The priests’ voices called out again, and I entered the high-domed, sweet place of worship. The chancel and altar were being repaired, so it was in the oblong nave that the priests, white-robed, rich with lace and embroidery, sat in ancient carved chairs, saying in responsive chants the words decreed for Ash Wednesday. The priests were old, and some were very feeble, and it seemed at times an effort for them to rise when the service demanded. A number of young men, of lesser dignity, assisted, and two little acolytes in red sat quite at the end of the row of priests. Still the chanting goes on and on, and the voices are monotonously sleepy, and long drifts of mellow, shaded light drop down on the white robes, and one of the priests yawns, and the little acolyte nods, and then goes fast asleep; and up overhead the lofty dome reëchoes the somnolent voices, and I hear the old bells telling me about four o’clock, but they seem very indistinct and sleepy and uninterested. And I feel sleepy and nod, and wonder if it’s the priests’ voices or the bells that put everybody to sleep, and I forget all about four o’clock until a workman way down near the altar, perched on a high ladder, mending more cracks, knocks off a piece of plaster, and I start and look around, then tiptoe out; while the bells tell me that the quarter-hour is gone with the rest of the day.
VI.
Caracas is responsible for a decided turning about from some of my former estimates of the Spanish character. It is not necessary to say just exactly what these preconceived opinions were, but they were there, and as I supposed, a fixture. In the children’s neighbourhood brawls, I have noticed frequently that, whenever vengeance was to be meted upon some offending head, he was called by one and all, “a Spaniard.” That was enough to arouse all the wrath of his youthful spirit into rebellion, and until the word was recalled, war reigned. This of course is largely since our late trouble with Spain. I shall not say that the use of the word exactly represented my state of mind toward the South Americans, but, in spite of the many pleasant experiences of years gone by in Mexico, I shall confess to a somewhat allied feeling with regard to that name, and to all people who are in any way affiliated with the race, and I dare say that something of this same prejudice has existed among our people at large for some time, and not altogether without cause.

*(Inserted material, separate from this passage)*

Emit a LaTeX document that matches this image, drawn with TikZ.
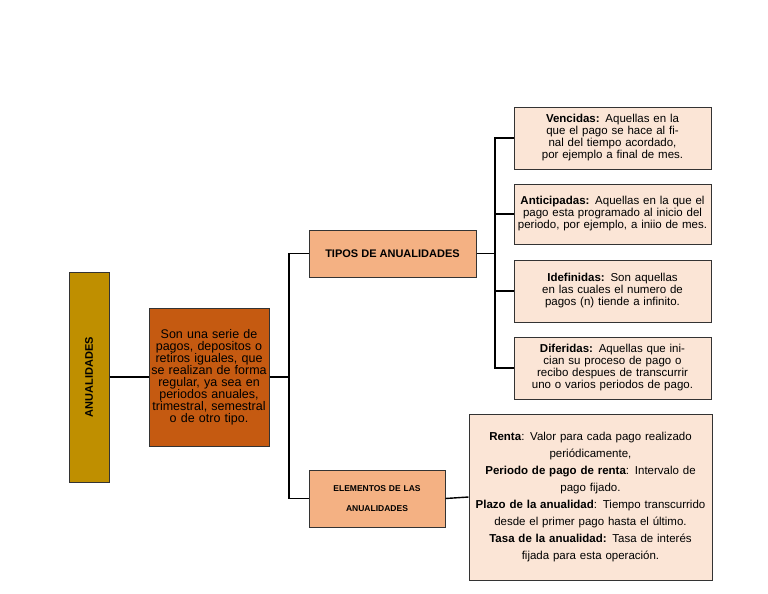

To have that impression partially removed was one of the results of an evening spent at the opera in Caracas, where General Cipriano Castro had arranged an especially fine performance to be given in honour of the North Americans then visiting his republic. The opera-house was decorated in our nation’s colours, intertwined with the yellow, red, and blue of Venezuela, and every seat not taken by our party was occupied by the representative citizens of Caracas. The performance—a light, comic opera—was of excellent standard, and passed off with great applause. Much as we enjoyed the music, the Venezuelans themselves were our greatest object of interest.
The house was apportioned in the usual foreign style, with two tiers of boxes circling on either side from the President’s box in the rear centre. The women, as usual, occupied the front seats in the boxes, and were thus in a position to be seen and observed very closely. And never—I make no exception, no exception whatever—have I seen such modest, womanly appearing women as were present at the opera that night. They did not giggle nor stare nor flirt. They were richly, beautifully, becomingly gowned, but, although arrayed with a desire to please, they were as modest and unassuming as a lot of little girls at a doll’s tea-party. Their eyes no sooner met yours than they dropped,—not affectedly, but naturally, naïvely,—and it was impossible to refrain from forming an opinion of the conditions of society from the faces and actions of these women.

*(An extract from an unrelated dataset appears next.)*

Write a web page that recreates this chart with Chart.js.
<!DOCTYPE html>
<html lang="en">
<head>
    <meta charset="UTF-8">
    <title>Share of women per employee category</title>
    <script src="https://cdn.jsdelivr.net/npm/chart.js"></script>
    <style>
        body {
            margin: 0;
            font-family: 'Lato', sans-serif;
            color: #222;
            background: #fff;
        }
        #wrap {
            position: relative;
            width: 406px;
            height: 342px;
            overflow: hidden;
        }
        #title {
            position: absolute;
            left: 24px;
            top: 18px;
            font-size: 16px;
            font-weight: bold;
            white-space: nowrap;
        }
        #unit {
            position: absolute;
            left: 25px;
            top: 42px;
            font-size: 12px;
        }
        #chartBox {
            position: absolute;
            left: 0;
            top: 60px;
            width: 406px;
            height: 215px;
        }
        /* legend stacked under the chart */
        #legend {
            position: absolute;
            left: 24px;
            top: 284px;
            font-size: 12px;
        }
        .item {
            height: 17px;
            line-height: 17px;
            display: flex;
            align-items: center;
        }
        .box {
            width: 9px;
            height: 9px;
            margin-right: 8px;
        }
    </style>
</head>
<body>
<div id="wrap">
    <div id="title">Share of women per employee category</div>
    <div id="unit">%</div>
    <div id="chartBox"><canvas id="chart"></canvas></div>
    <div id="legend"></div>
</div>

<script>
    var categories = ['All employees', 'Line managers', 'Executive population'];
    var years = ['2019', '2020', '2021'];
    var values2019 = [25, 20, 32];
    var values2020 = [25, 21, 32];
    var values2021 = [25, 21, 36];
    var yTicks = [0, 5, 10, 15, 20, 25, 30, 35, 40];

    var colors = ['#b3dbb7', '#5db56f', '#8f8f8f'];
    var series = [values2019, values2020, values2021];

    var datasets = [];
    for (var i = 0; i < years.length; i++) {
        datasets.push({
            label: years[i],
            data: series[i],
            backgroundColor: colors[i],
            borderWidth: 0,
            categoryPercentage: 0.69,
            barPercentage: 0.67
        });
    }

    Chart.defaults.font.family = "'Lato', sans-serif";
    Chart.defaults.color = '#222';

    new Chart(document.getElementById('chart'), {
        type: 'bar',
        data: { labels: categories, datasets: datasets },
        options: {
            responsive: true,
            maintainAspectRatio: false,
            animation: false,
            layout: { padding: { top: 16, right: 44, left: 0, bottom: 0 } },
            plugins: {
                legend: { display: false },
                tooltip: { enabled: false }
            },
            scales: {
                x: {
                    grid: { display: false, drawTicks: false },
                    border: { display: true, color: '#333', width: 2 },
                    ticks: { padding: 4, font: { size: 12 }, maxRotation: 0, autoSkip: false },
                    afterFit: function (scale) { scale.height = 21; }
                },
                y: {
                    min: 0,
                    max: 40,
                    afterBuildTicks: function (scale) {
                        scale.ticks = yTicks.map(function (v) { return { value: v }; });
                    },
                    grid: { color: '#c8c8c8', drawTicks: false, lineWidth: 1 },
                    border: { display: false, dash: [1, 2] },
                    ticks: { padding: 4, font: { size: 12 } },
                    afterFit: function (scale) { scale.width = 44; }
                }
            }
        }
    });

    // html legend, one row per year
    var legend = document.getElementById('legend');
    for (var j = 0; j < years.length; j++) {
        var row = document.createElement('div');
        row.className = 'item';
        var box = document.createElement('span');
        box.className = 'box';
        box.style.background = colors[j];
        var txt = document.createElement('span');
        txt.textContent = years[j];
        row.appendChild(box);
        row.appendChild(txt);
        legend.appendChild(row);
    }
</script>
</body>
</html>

Women make society what it is; they make it right, high, true, and pure; they make it wrong, low, false, and vile, and the general appearance and actions of the women of a country, studied by an observer of human nature, will tell more truthfully the moral condition of a people than any book ever written.

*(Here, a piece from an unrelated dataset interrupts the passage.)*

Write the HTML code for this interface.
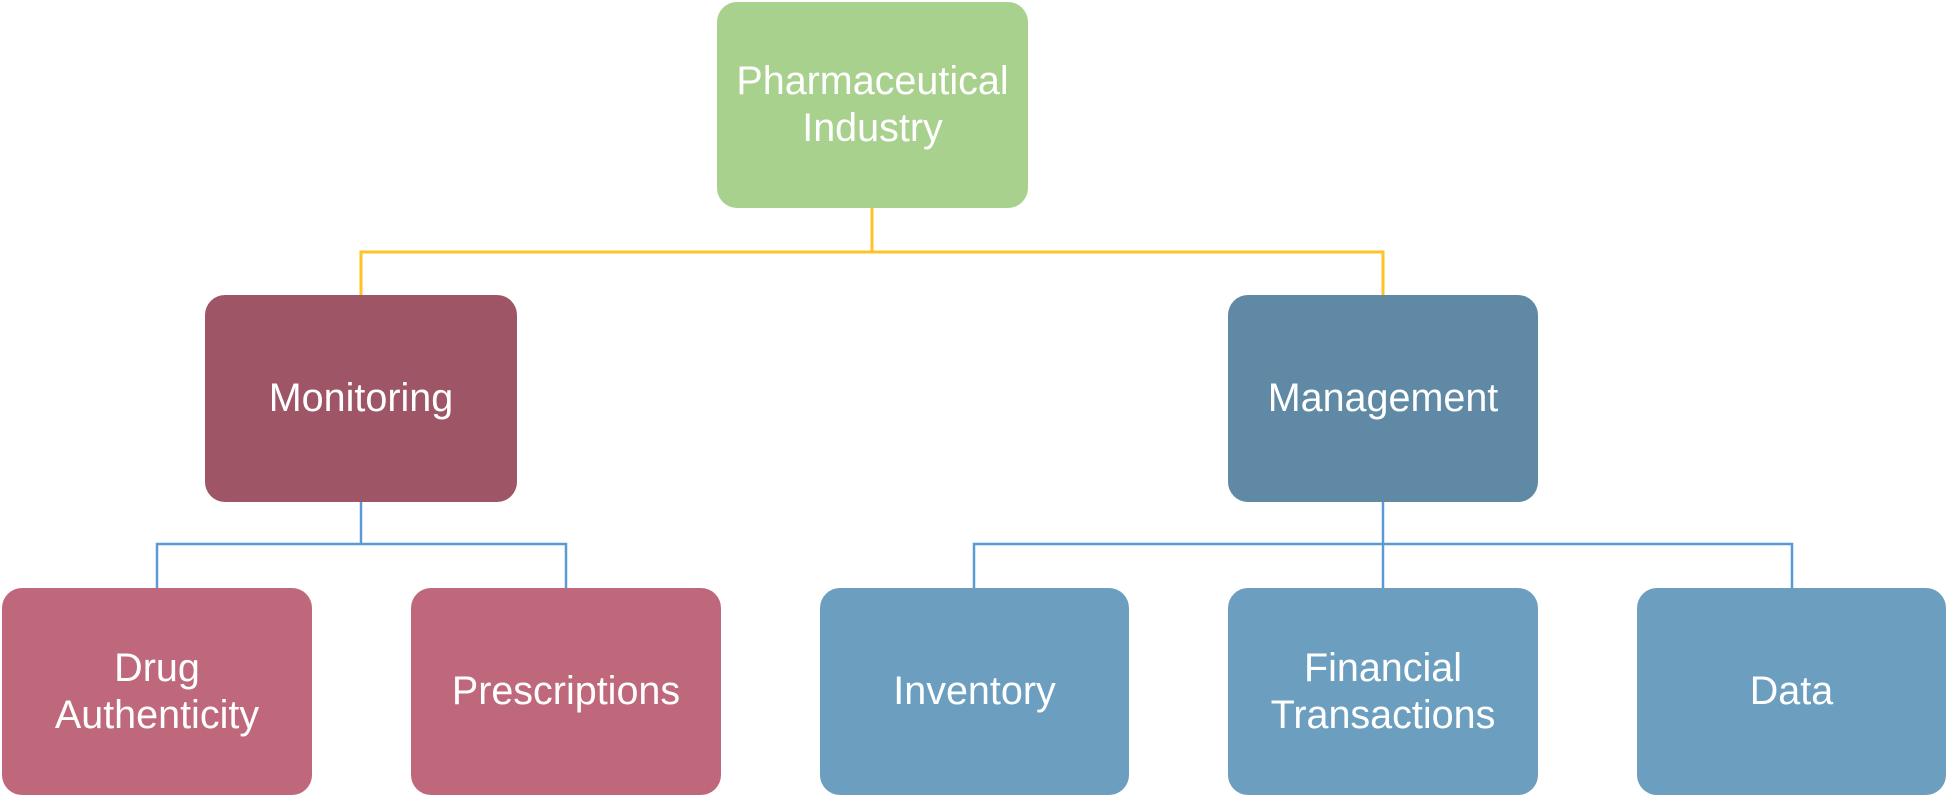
<!DOCTYPE html>
<html>
<head>
<meta charset="utf-8">
<style>
  html, body { margin:0; padding:0; background:#ffffff; }
  body { width:1950px; height:799px; position:relative; overflow:hidden;
         font-family:"Liberation Sans", Arial, sans-serif; }
  .box { position:absolute; border-radius:20px; display:flex; align-items:center;
         justify-content:center; text-align:center; color:#ffffff;
         font-size:39.5px; line-height:47px; }
  .g  { background:#a9d18e; }
  .m  { background:#9e5566; }
  .p  { background:#c0687b; }
  .mg { background:#5f89a4; }
  .b  { background:#6c9fbf; }
  svg { position:absolute; left:0; top:0; }
</style>
</head>
<body>
<svg width="1950" height="799" viewBox="0 0 1950 799">
  <g stroke="#ffc32a" stroke-width="3" fill="none">
    <line x1="872" y1="207" x2="872" y2="252"/>
    <polyline points="361,296 361,252 1383,252 1383,296"/>
  </g>
  <g stroke="#5b9bd5" stroke-width="2.5" fill="none">
    <line x1="361" y1="501" x2="361" y2="544"/>
    <polyline points="157,589 157,544 566,544 566,589"/>
    <line x1="1383" y1="501" x2="1383" y2="589"/>
    <polyline points="974,589 974,544 1792,544 1792,589"/>
  </g>
</svg>

<div class="box g"  style="left:717px; top:2px;   width:311px; height:206px;">Pharmaceutical<br>Industry</div>

<div class="box m"  style="left:205px; top:295px; width:312px; height:207px;">Monitoring</div>
<div class="box mg" style="left:1228px; top:295px; width:310px; height:207px;">Management</div>

<div class="box p"  style="left:2px;   top:588px; width:310px; height:207px;">Drug<br>Authenticity</div>
<div class="box p"  style="left:411px; top:588px; width:310px; height:207px;">Prescriptions</div>
<div class="box b"  style="left:820px; top:588px; width:309px; height:207px;">Inventory</div>
<div class="box b"  style="left:1228px; top:588px; width:310px; height:207px;">Financial<br>Transactions</div>
<div class="box b"  style="left:1637px; top:588px; width:309px; height:207px;">Data</div>
</body>
</html>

Whatever faults the Spaniard may have bequeathed to his descendants; whatever his failings in government and kindred problems, the women, these beautiful women of Caracas, made us feel that they had set for themselves high standards of morality; that the social life was away beyond the level we had expected; that the family—the wife—is a sacred trust given the man to protect in honour and virtue so long as he lives.
There is, no doubt, much to be said against the rigid life of seclusion led by the Spanish women, but there is this to be said in its favour: it has created a race of men who honour and respect their homes, a race of men whose attitude toward women is universally respectful and deferential. With all our stiff-necked New England self-sufficiency, we have yet much to learn, we women of the North, and let it not be beneath our dignity to remember that the South American women have some lessons learned which we have yet to master; and perhaps there are none who could teach us more gently or more effectively than the modest, womanly women of Caracas.